### The task
Find the lines holding "this" and copy them.

### Data shown
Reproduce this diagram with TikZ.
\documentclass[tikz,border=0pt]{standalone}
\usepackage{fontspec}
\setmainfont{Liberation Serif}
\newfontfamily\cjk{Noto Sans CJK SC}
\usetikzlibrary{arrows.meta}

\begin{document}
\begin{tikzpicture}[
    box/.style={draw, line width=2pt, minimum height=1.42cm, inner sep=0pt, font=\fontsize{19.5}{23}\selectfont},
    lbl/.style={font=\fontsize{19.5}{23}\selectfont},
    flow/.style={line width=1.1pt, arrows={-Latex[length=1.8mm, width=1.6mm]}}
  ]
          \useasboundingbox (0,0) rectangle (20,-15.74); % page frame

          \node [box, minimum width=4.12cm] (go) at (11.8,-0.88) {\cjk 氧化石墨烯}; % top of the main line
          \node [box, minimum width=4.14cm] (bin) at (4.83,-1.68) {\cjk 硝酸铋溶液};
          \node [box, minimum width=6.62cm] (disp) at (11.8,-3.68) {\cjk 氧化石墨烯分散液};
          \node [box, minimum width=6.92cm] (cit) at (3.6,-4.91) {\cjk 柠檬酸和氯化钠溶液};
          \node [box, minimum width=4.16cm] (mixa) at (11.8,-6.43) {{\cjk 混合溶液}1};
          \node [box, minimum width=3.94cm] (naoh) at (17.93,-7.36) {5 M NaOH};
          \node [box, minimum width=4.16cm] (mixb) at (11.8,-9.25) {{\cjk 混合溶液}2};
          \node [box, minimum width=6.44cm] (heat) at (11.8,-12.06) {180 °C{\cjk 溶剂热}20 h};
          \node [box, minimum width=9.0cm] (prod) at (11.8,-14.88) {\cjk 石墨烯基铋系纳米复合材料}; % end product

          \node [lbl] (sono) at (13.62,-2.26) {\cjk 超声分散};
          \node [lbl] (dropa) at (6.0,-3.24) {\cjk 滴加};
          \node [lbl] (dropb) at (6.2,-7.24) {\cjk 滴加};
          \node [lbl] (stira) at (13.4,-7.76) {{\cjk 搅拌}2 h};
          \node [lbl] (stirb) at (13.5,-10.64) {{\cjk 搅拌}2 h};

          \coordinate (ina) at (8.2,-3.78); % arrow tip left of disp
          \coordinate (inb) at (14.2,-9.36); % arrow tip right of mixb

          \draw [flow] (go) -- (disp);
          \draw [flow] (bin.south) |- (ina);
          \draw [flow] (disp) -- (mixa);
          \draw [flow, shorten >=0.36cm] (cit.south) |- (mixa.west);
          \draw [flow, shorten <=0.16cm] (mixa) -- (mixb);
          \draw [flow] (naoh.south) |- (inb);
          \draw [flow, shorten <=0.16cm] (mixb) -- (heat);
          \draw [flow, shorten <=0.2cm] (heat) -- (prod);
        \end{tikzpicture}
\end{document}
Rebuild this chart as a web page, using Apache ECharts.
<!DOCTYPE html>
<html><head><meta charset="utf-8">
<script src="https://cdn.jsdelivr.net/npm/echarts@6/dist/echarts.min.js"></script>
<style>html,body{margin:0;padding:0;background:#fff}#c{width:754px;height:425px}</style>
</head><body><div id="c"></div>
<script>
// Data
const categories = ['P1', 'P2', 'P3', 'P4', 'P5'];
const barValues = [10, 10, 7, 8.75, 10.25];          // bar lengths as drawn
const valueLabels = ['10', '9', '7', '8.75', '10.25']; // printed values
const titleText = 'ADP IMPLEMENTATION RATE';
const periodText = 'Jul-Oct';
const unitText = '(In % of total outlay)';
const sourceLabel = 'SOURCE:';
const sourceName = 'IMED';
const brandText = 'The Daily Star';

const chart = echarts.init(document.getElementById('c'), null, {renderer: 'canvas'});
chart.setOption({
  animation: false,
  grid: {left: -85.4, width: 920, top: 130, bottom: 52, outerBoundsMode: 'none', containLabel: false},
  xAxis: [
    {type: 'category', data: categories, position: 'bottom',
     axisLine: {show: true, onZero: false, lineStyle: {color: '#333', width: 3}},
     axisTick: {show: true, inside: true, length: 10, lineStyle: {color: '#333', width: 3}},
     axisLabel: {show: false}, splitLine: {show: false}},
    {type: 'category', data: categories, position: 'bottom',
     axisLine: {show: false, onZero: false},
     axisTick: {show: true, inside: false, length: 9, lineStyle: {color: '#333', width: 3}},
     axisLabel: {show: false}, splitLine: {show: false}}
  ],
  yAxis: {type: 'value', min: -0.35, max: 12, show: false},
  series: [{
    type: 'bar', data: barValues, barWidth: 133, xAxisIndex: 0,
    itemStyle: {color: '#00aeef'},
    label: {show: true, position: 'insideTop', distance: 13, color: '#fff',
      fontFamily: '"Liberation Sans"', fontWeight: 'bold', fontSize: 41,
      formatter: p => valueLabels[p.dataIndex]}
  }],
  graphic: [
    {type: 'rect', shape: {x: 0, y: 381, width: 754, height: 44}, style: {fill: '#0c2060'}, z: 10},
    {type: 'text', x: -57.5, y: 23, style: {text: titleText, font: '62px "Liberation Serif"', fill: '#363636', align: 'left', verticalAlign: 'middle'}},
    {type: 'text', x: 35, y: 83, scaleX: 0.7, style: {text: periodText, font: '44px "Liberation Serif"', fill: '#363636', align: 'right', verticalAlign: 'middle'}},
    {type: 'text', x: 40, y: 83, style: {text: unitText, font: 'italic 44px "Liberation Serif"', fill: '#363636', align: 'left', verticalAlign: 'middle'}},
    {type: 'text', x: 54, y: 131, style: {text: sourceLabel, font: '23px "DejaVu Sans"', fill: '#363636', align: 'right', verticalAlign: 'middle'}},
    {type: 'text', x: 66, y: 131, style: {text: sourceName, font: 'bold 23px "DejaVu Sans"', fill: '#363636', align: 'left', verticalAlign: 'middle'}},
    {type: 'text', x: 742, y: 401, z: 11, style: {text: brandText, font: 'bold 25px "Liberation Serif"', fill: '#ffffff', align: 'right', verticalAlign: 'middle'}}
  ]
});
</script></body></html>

### Task result
Reproduce this diagram with TikZ.
Rebuild this chart as a web page, using Apache ECharts.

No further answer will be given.